At the Buxton Festival Fringe in July 2008, her first full-length solo show It Is Rocket Science! (a stand-up comedy lecture about the history of the space rocket) was nominated as Best Show and she won the Best Individual Performer award. She then performed the show throughout the Edinburgh Fringe in August 2008. The show then toured science festivals across the UK and Ireland. For many festivals this was the first time that they had booked a comedy performer.

Her second full-length show Helen Keen: The Primitive Methodist Guide to Arctic Survival (the true story of an ancestor trapped overwinter on an arctic whaling ship) ran throughout the Edinburgh Fringe in August 2009 before embarking upon a similar tour of science festivals. Also in this show and in interviews Keen, a postman's daughter, discussed her working-class family background and her early experience of selective mutism.

In 2011 Keen was a guest on several performances of The Infinite Monkey Cage "Uncaged Monkeys" live tour alongside Brian Cox, Simon Singh, Robin Ince and Ben Goldacre.

Keen also curates and comperes Spacetacular!, a space-themed comedy quiz night along with Londonist editor Matt Brown. In 2012 Spactacular! received a UK Space Agency Space For All award.

Keen hosted the first Comedy Night at the CERN lab in August 2013, the show proved to be CERN's most successful webcast since the discovery of the Higgs boson there, and was followed from 105 countries by nearly 10,000 browsers.

In 2013 Keen was a guest on The Infinite Monkey Cage.

==Radio==
In December 2010 Keen recorded her first BBC Radio 4 series, It Is Rocket Science. She created, wrote and performed in the 4-part series based on her 2008 Edinburgh show It Is Rocket Science! Alongside Keen, the show starred Susy Kane and Peter Serafinowicz and was produced by Gareth Edwards.
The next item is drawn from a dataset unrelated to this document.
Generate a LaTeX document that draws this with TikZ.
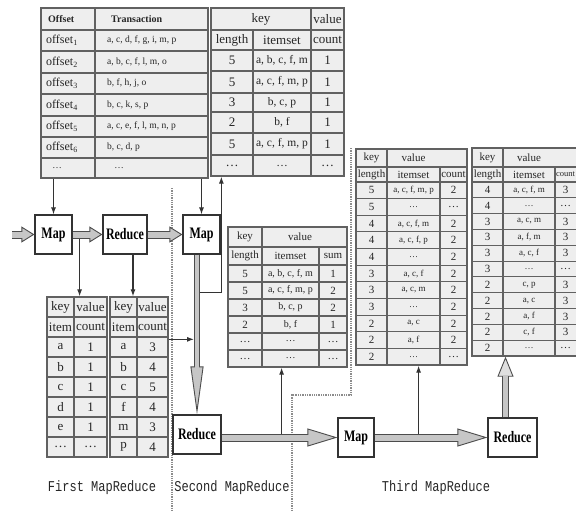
\documentclass[tikz,border=0pt]{standalone}
\usepackage{fontspec}
\setmainfont{Liberation Serif}
\newfontfamily\boxfont[FakeStretch=0.75]{Liberation Serif}
\newfontfamily\labfont[FakeStretch=0.8]{Liberation Mono}
\usetikzlibrary{positioning, arrows.meta, calc, fit}

\begin{document}
\begin{tikzpicture}[
  x=1pt, y=-1pt,
  >={Latex[length=7pt, width=5pt]},
  tabbox/.style  = {draw=black!62, fill=gray!13, line width=1.3pt, inner sep=0pt},
  gridline/.style = {black!62, line width=1.1pt},
  tx/.style      = {inner sep=0pt, text=black!85, font=\fontsize{#1}{#1}\selectfont},
  mrbox/.style   = {draw=black!80, line width=1.2pt, fill=white, minimum height=39pt, inner sep=0pt,
                    font=\boxfont\bfseries\fontsize{16}{16}\selectfont},
  mrlabel/.style = {inner sep=0pt, text=black!85, font=\labfont\fontsize{15}{15}\selectfont},
  arr/.style     = {->, line width=1.1pt, black!80},
  divider/.style = {densely dotted, line width=1.3pt, black!45},
  flowS/.style   = {line width=8pt, draw=black!70, -{Triangle[length=13pt, width=16pt, line width=0.9pt, fill=gray!45]},
                    postaction={draw=gray!45, line width=6pt, -, shorten >=11pt}},
  flowH/.style   = {line width=8pt, draw=black!70, -{Triangle[length=30pt, width=18pt, line width=0.9pt, fill=gray!45]},
                    postaction={draw=gray!45, line width=6pt, -, shorten >=28pt}},
  flowV/.style   = {line width=6pt, draw=black!70, -{Triangle[length=48pt, width=13pt, line width=0.9pt, fill=gray!45]},
                    postaction={draw=gray!45, line width=4pt, -, shorten >=46pt}},
  flowU/.style   = {line width=7pt, draw=black!70, -{Triangle[length=20pt, width=16pt, line width=0.9pt, fill=gray!25]},
                    postaction={draw=gray!45, line width=5pt, -, shorten >=18pt}},
]
  \useasboundingbox (0,0) rectangle (576,512);
  \clip (0,0) rectangle (576,512);

  % stage dividers
  \draw[divider] (172,188) -- (172,512);
  \draw[divider] (351,148) -- (351,395) -- (292,395) -- (292,512);

  % transaction table
  \node[tabbox, fit={(41,8) (208,178)}] (trans) {};
  \foreach \y in {30,51,73,94,116,137,158} \draw[gridline] (41,\y) -- (208,\y);
  \draw[gridline] (95,8) -- (95,178);
  \node[tx=10, anchor=west] (trans-h1) at (48,19) {\bfseries Offset};
  \node[tx=10, anchor=west] (trans-h2) at (111,19) {\bfseries Transaction};
  \foreach \y/\i/\s in {40.5/1/{a, c, d, f, g, i, m, p}, 62/2/{a, b, c, f, l, m, o}, 83.5/3/{b, f, h, j, o},
                        105/4/{b, c, k, s, p}, 126.5/5/{a, c, e, f, l, m, n, p}, 147.5/6/{b, c, d, p}} {
    \node[tx=12, anchor=west] (trans-o\i) at (46,\y) {offset\textsubscript{\i}};
    \node[tx=9.5, anchor=west] (trans-t\i) at (107,\y) {\s};
  }
  \node[tx=9.5] (trans-o7) at (57,168) {\dots};
  \node[tx=9.5] (trans-t7) at (119,168) {\dots};

  % first map output
  \node[tabbox, fit={(211,8) (344,176)}] (kv1) {};
  \foreach \y in {30,50,71,93,112,133,155} \draw[gridline] (211,\y) -- (344,\y);
  \draw[gridline] (253,30) -- (253,176);
  \draw[gridline] (311,8) -- (311,176);
  \node[tx=13] (kv1-key) at (261,19) {key};
  \node[tx=13] (kv1-val) at (327.5,19) {value};
  \node[tx=13] (kv1-len) at (232,40) {length};
  \node[tx=13] (kv1-set) at (282,40) {itemset};
  \node[tx=13] (kv1-cnt) at (327.5,40) {count};
  \foreach \y/\l/\s/\c [count=\i] in {60.5/5/{a, b, c, f, m}/1, 82/5/{a, c, f, m, p}/1, 102.5/3/{b, c, p}/1,
                                      122.5/2/{b, f}/1, 144/5/{a, c, f, m, p}/1, 165.5/\dots/\dots/\dots} {
    \node[tx=13] (kv1-l\i) at (232,\y) {\l};
    \node[tx=11.5] (kv1-s\i) at (282,\y) {\s};
    \node[tx=13] (kv1-c\i) at (327.5,\y) {\c};
  }

  % second reduce output
  \node[tabbox, fit={(228,227) (347,367)}] (sum2) {};
  \foreach \y in {247,265,282,299,316,333,350} \draw[gridline] (228,\y) -- (347,\y);
  \draw[gridline] (262,227) -- (262,367);
  \draw[gridline] (319,247) -- (319,367);
  \node[tx=11] (sum2-key) at (245,237) {key};
  \node[tx=11] (sum2-val) at (300,237) {value};
  \node[tx=11] (sum2-len) at (245,256) {length};
  \node[tx=11] (sum2-set) at (290.5,256) {itemset};
  \node[tx=11] (sum2-sum) at (333,256) {sum};
  \foreach \l/\s/\c [count=\i] in {5/{a, b, c, f, m}/1, 5/{a, c, f, m, p}/2, 3/{b, c, p}/2, 2/{b, f}/1,
                                   \dots/\dots/\dots, \dots/\dots/\dots} {
    \node[tx=11] (sum2-l\i) at (245,{256.5+17*\i}) {\l};
    \node[tx=10] (sum2-s\i) at (290.5,{256.5+17*\i}) {\s};
    \node[tx=11] (sum2-c\i) at (333,{256.5+17*\i}) {\c};
  }

  % first map / reduce counts
  \node[tabbox, fit={(47,297) (107,457)}] (cnt1) {};
  \node[tabbox, fit={(110,297) (168,457)}] (cnt2) {};
  \foreach \y in {317,337,...,437} {
    \draw[gridline] (47,\y) -- (107,\y);
    \draw[gridline] (110,\y) -- (168,\y);
  }
  \draw[gridline] (74,297) -- (74,457);
  \draw[gridline] (137,297) -- (137,457);
  \foreach \a/\b/\c/\d [count=\i] in {key/value/key/value, item/count/item/count, a/1/a/3, b/1/b/4,
                                      c/1/c/5, d/1/f/4, e/1/m/3, \dots/\dots/p/4} {
    \node[tx=13] (cnt1-k\i) at (60.5,{287+20*\i}) {\a};
    \node[tx=13] (cnt1-v\i) at (90.5,{287+20*\i}) {\b};
    \node[tx=13] (cnt2-k\i) at (123.5,{287+20*\i}) {\c};
    \node[tx=13] (cnt2-v\i) at (152.5,{287+20*\i}) {\d};
  }

  % third map output
  \node[tabbox, fit={(356,149) (467,365)}] (kv3) {};
  \foreach \y in {167,182} \draw[gridline] (356,\y) -- (467,\y);
  \foreach \k in {1,...,10} \draw[gridline] (356,{182+16.64*\k}) -- (467,{182+16.64*\k});
  \draw[gridline] (387,149) -- (387,365);
  \draw[gridline] (440,167) -- (440,365);
  \node[tx=11] (kv3-key) at (371.5,158) {key};
  \node[tx=11] (kv3-val) at (413.5,158) {value};
  \node[tx=11] (kv3-len) at (371.5,174.5) {length};
  \node[tx=11] (kv3-set) at (413.5,174.5) {itemset};
  \node[tx=11] (kv3-cnt) at (453.5,174.5) {count};
  \foreach \l/\s/\c [count=\i] in {5/{a, c, f, m, p}/2, 5/\dots/\dots, 4/{a, c, f, m}/2, 4/{a, c, f, p}/2,
                                   4/\dots/2, 3/{a, c, f}/2, 3/{a, c, m}/2, 3/\dots/2, 2/{a, c}/2, 2/{a, f}/2,
                                   2/\dots/\dots} {
    \node[tx=11] (kv3-l\i) at (371.5,{173.7+16.64*\i}) {\l};
    \node[tx=9] (kv3-s\i) at (413.5,{173.7+16.64*\i}) {\s};
    \node[tx=11] (kv3-c\i) at (453.5,{173.7+16.64*\i}) {\c};
  }

  % third reduce output
  \node[tabbox, fit={(472,148) (578,356)}] (kv4) {};
  \foreach \y in {167,182} \draw[gridline] (472,\y) -- (578,\y);
  \foreach \k in {1,...,10} \draw[gridline] (472,{182+15.82*\k}) -- (578,{182+15.82*\k});
  \draw[gridline] (503,148) -- (503,356);
  \draw[gridline] (555,167) -- (555,356);
  \node[tx=11] (kv4-key) at (487.5,157.5) {key};
  \node[tx=11] (kv4-val) at (529,157.5) {value};
  \node[tx=11] (kv4-len) at (487.5,174.5) {length};
  \node[tx=11] (kv4-set) at (529,174.5) {itemset};
  \node[tx=8.5] (kv4-cnt) at (565.5,174.5) {count};
  \foreach \l/\s/\c [count=\i] in {4/{a, c, f, m}/3, 4/\dots/\dots, 3/{a, c, m}/3, 3/{a, f, m}/3, 3/{a, c, f}/3,
                                   3/\dots/\dots, 2/{c, p}/3, 2/{a, c}/3, 2/{a, f}/3, 2/{c, f}/3, 2/\dots/\dots} {
    \node[tx=11] (kv4-l\i) at (487.5,{174.1+15.82*\i}) {\l};
    \node[tx=9] (kv4-s\i) at (529,{174.1+15.82*\i}) {\s};
    \node[tx=11] (kv4-c\i) at (565.5,{174.1+15.82*\i}) {\c};
  }

  % map / reduce steps
  \node[mrbox, minimum width=37pt] (map1) at (53.5,234.5) {Map};
  \node[mrbox, minimum width=44pt] (red1) at (125,234.5) {Reduce};
  \node[mrbox, minimum width=37pt] (map2) at (201.5,234.5) {Map};
  \node[mrbox, minimum width=48pt] (red2) at (197,434.5) {Reduce};
  \node[mrbox, minimum width=36pt] (map3) at (356,437.5) {Map};
  \node[mrbox, minimum width=49pt] (red3) at (512.5,437.5) {Reduce};

  % data flow
  \coordinate (src) at (12,234.5);
  \draw[flowS] (src) -- (map1.west);
  \draw[flowS] (map1.east) -- (red1.west);
  \draw[flowS] (red1.east) -- (map2.west);
  \draw[flowV] (map2.south -| red2.north) -- (red2.north);
  \draw[flowH] (red2.east |- map3) -- (map3.west);
  \draw[flowH] (map3.east) -- (red3.west);
  \draw[flowU] ([xshift=-7pt]red3.north) -- ([xshift=-7pt]red3.north |- kv4.south);

  % reads and writes
  \draw[arr] (trans.south -| map1.north) -- (map1.north);
  \draw[arr] (trans.south -| map2.north) -- (map2.north);
  \coordinate (m1tap) at ($(map1.east)+(7,4)$);
  \draw[arr] (m1tap) -- (m1tap |- cnt1.north);
  \draw[arr] ([xshift=8pt]red1.south) -- ([xshift=8pt]red1.south |- cnt2.north);
  \coordinate (m2tap) at ($(map2.south -| red2.north)+(3,38)$);
  \draw[arr] (m2tap) -| ($(kv1.south west)+(11,0)$);
  \coordinate (c2tap) at ($(cnt2.north east)+(0,43)$);
  \draw[arr] (c2tap) -- ([xshift=-3pt]c2tap -| red2.north);
  \coordinate (r2tap) at ($(red2.east |- map3)+(60,-4)$);
  \draw[arr] (r2tap) -- (r2tap |- sum2.south);
  \coordinate (m3tap) at ($(map3.east)+(44,-4)$);
  \draw[arr] (m3tap) -- (m3tap |- kv3.south);

  % stage captions
  \node[mrlabel] (lab1) at (102,488) {First MapReduce};
  \node[mrlabel] (lab2) at (232,488) {Second MapReduce};
  \node[mrlabel] (lab3) at (436,488) {Third MapReduce};
\end{tikzpicture}
\end{document}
The first episode was broadcast on 9 March 2011. A second series was broadcast in 2012 and a third series aired on BBC Radio 4 in May 2014.

Big Problems with Helen Keen, which applied the same format to a broader range of scientific issues, was broadcast on Radio 4 in 2015.

==Awards==
Keen won the Channel 4 New Comedy Writing Award 2005.
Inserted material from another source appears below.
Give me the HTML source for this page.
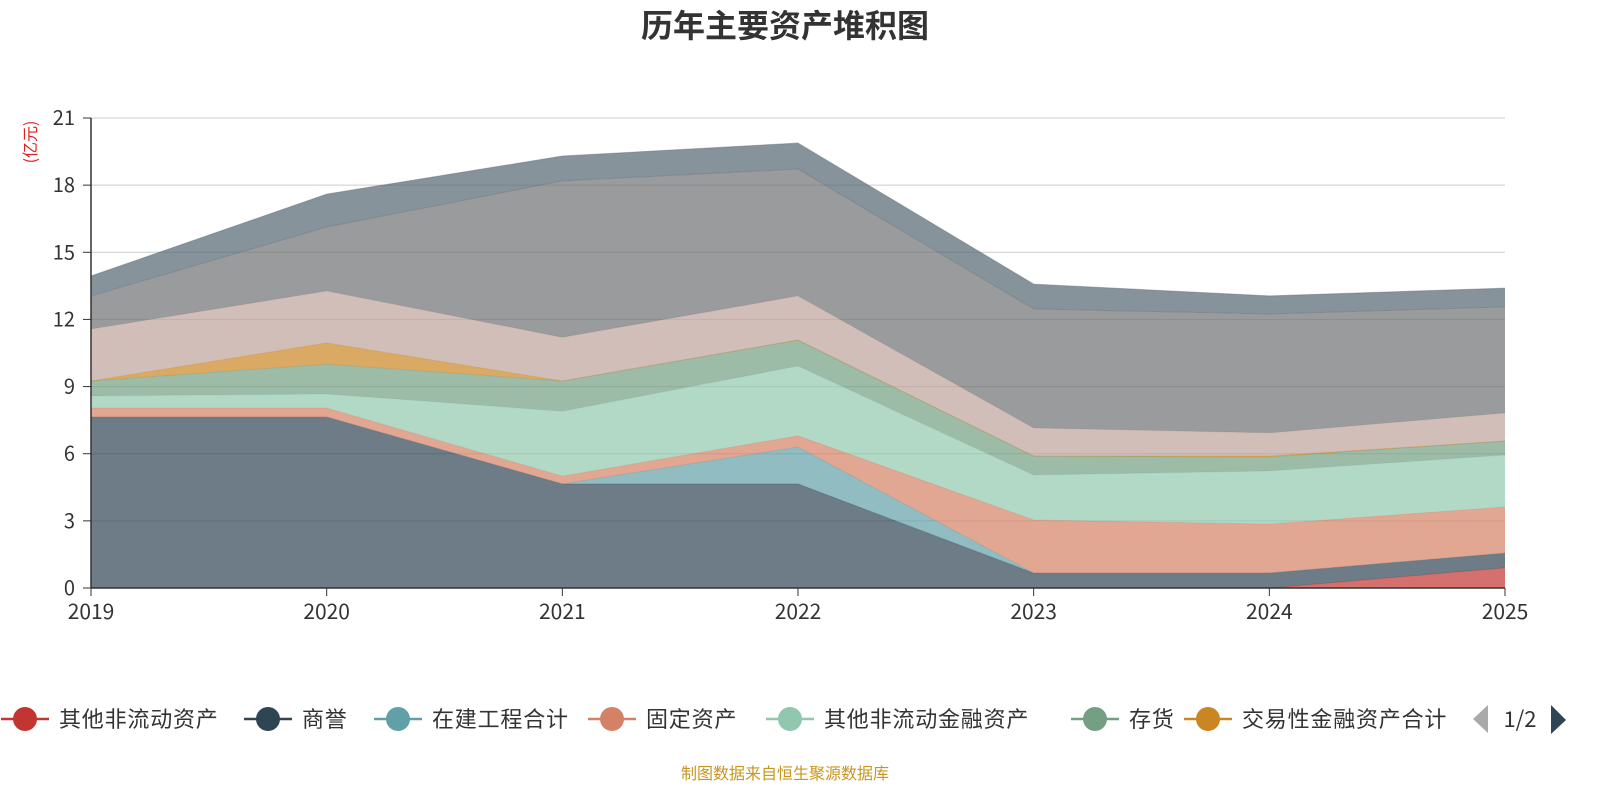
<!DOCTYPE html>
<html><head><meta charset="utf-8"><style>
body{margin:0;background:#fff;width:1600px;height:800px;overflow:hidden;font-family:"Liberation Sans","Noto Sans CJK SC",sans-serif}
</style></head><body>
<svg id="c" width="1600" height="800" font-family="Noto Sans CJK SC, Liberation Sans, sans-serif">
<text x="785" y="37" text-anchor="middle" font-size="32" font-weight="bold" fill="#333">历年主要资产堆积图</text>
<text transform="translate(36,142) rotate(-90)" text-anchor="middle" font-size="16" fill="#e02020">(亿元)</text>
<g id="grid"></g><g id="areas"></g><g id="axes"></g><g id="legend"></g>
<text x="785" y="779" text-anchor="middle" font-size="16" fill="#c8961e">制图数据来自恒生聚源数据库</text>
</svg>
<script>
const years=["2019","2020","2021","2022","2023","2024","2025"];
const yTicks=[0,3,6,9,12,15,18,21];
const names=["其他非流动资产","商誉","在建工程合计","固定资产","其他非流动金融资产","存货","交易性金融资产合计","其他1","其他2","其他3"];
const colors=["#c23531","#2f4554","#61a0a8","#d48265","#91c7ae","#749f83","#ca8622","#bda29a","#6e7074","#546570"];
const s0=[0,0,0,0,0,0,0.9];
const s1=[7.64,7.64,4.65,4.65,0.67,0.67,0.66];
const s2=[0,0,0,1.65,0,0,0];
const s3=[0.4,0.4,0.35,0.5,2.37,2.19,2.06];
const s4=[0.54,0.63,2.9,3.12,2.01,2.37,2.32];
const s5=[0.67,1.33,1.35,1.16,0.85,0.62,0.63];
const s6=[0,0.95,0,0,0,0.05,0];
const s7=[2.32,2.32,1.95,1.97,1.25,1.03,1.25];
const s8=[1.48,2.86,6.99,5.67,5.32,5.31,4.74];
const s9=[0.89,1.47,1.11,1.16,1.11,0.81,0.84];
const series=[s0,s1,s2,s3,s4,s5,s6,s7,s8,s9];
const NS="http://www.w3.org/2000/svg";
const X0=91,X1=1505,Y0=588,Y1=118,YMAX=21;
const xs=i=>X0+(X1-X0)*i/(years.length-1);
const ys=v=>Y0-(Y0-Y1)*v/YMAX;
function mk(t,a,p){const e=document.createElementNS(NS,t);for(const k in a)e.setAttribute(k,a[k]);p.appendChild(e);return e;}
const grid=document.getElementById('grid'),areas=document.getElementById('areas'),axes=document.getElementById('axes'),leg=document.getElementById('legend');
yTicks.forEach(t=>{
 if(t>0){const l=mk('line',{x1:X0,x2:X1,y1:ys(t),y2:ys(t),stroke:'#ccc','stroke-width':1},grid);
 
 }
 mk('line',{x1:X0-8,x2:X0,y1:ys(t),y2:ys(t),stroke:'#333'},axes);
 const tx=mk('text',{x:X0-16,y:ys(t)+7,'text-anchor':'end','font-size':20,fill:'#333'},axes);tx.textContent=t;
 
 
});
let base=years.map(()=>0);
series.forEach((s,k)=>{
 const top=base.map((b,i)=>b+s[i]);
 let d='M'+top.map((v,i)=>xs(i)+','+ys(v)).join(' L');
 for(let i=years.length-1;i>=0;i--)d+=' L'+xs(i)+','+ys(base[i]);
 d+='Z';
 const p=mk('path',{d:d,fill:colors[k],'fill-opacity':0.7},areas);
 
 
 const ln=mk('polyline',{points:top.map((v,i)=>xs(i)+','+ys(v)).join(' '),fill:'none',stroke:colors[k],'stroke-opacity':0.4,'stroke-width':1},areas);
 
 
 base=top;
});
mk('line',{x1:X0,x2:X0,y1:Y1,y2:Y0,stroke:'#333','stroke-width':1.5},axes);
mk('line',{x1:X0,x2:X1,y1:Y0,y2:Y0,stroke:'#333','stroke-width':1.5},axes);
years.forEach((y,i)=>{
 mk('line',{x1:xs(i),x2:xs(i),y1:Y0,y2:Y0+8,stroke:'#333'},axes);
 const t=mk('text',{x:xs(i),y:Y0+31,'text-anchor':'middle','font-size':21,fill:'#333'},axes);t.textContent=y;
 
 
});
const lx=[25,268,398,612,790,1095,1208];
for(let k=0;k<7;k++){
 const g=mk('g',{},leg);
 
 
 mk('line',{x1:lx[k]-24,x2:lx[k]+24,y1:719,y2:719,stroke:colors[k],'stroke-width':2.5},g);
 mk('circle',{cx:lx[k],cy:719,r:12,fill:colors[k]},g);
 const t=mk('text',{x:lx[k]+34,y:727,'font-size':22,'letter-spacing':0.8,fill:'#333'},g);t.textContent=names[k];
}
const pl=mk('path',{d:'M1488,705 L1488,733 L1473,719Z',fill:'#aaa'},leg);


const pt=mk('text',{x:1520,y:727,'text-anchor':'middle','font-size':22,fill:'#333'},leg);pt.textContent='1/2';


const pr=mk('path',{d:'M1551,705 L1551,734 L1566,720Z',fill:'#2f4554'},leg);


</script>
</body></html>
She won the Buxton Festival Fringe Best Comedy Performance 2008.

From 2010 to 2012 she was Comedian in Residence at the Newcastle Centre for Life science village, the first time the position had been awarded.
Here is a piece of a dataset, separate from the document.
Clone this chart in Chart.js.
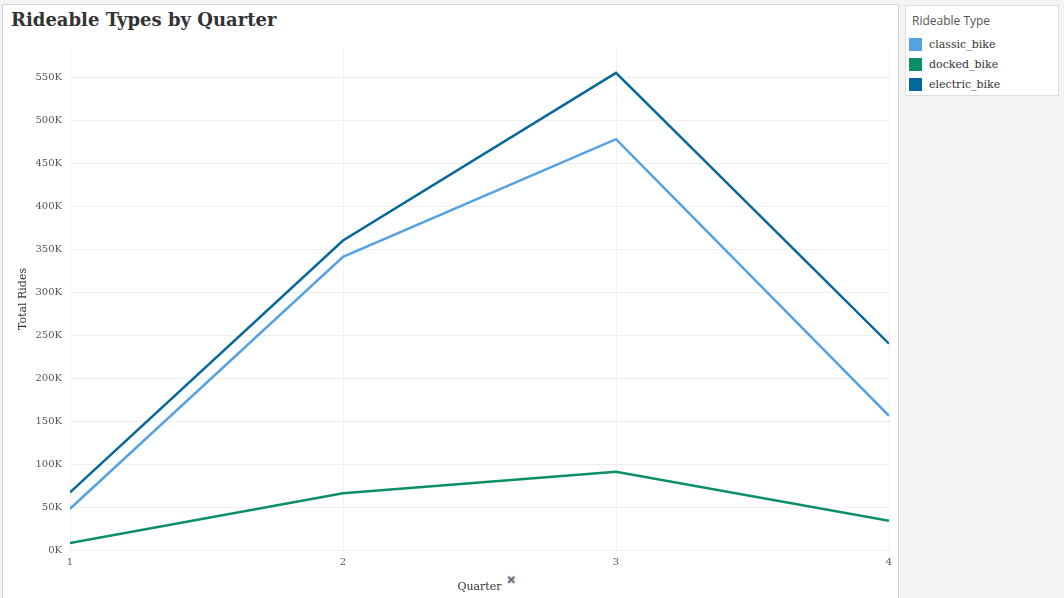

In 2013 her BBC Radio 4 series It Is Rocket Science won the WISE Media Award. This was presented by Princess Anne in a ceremony at the Science Museum, London. The show was also nominated for the 2014 Writers' Guild of Great Britain Award for Best Radio Comedy. It was shortlisted for the 2015 Association of British Science Writers Royal Society Radio Prize.

In 2015 Keen was made a Wired UK Innovation Fellow.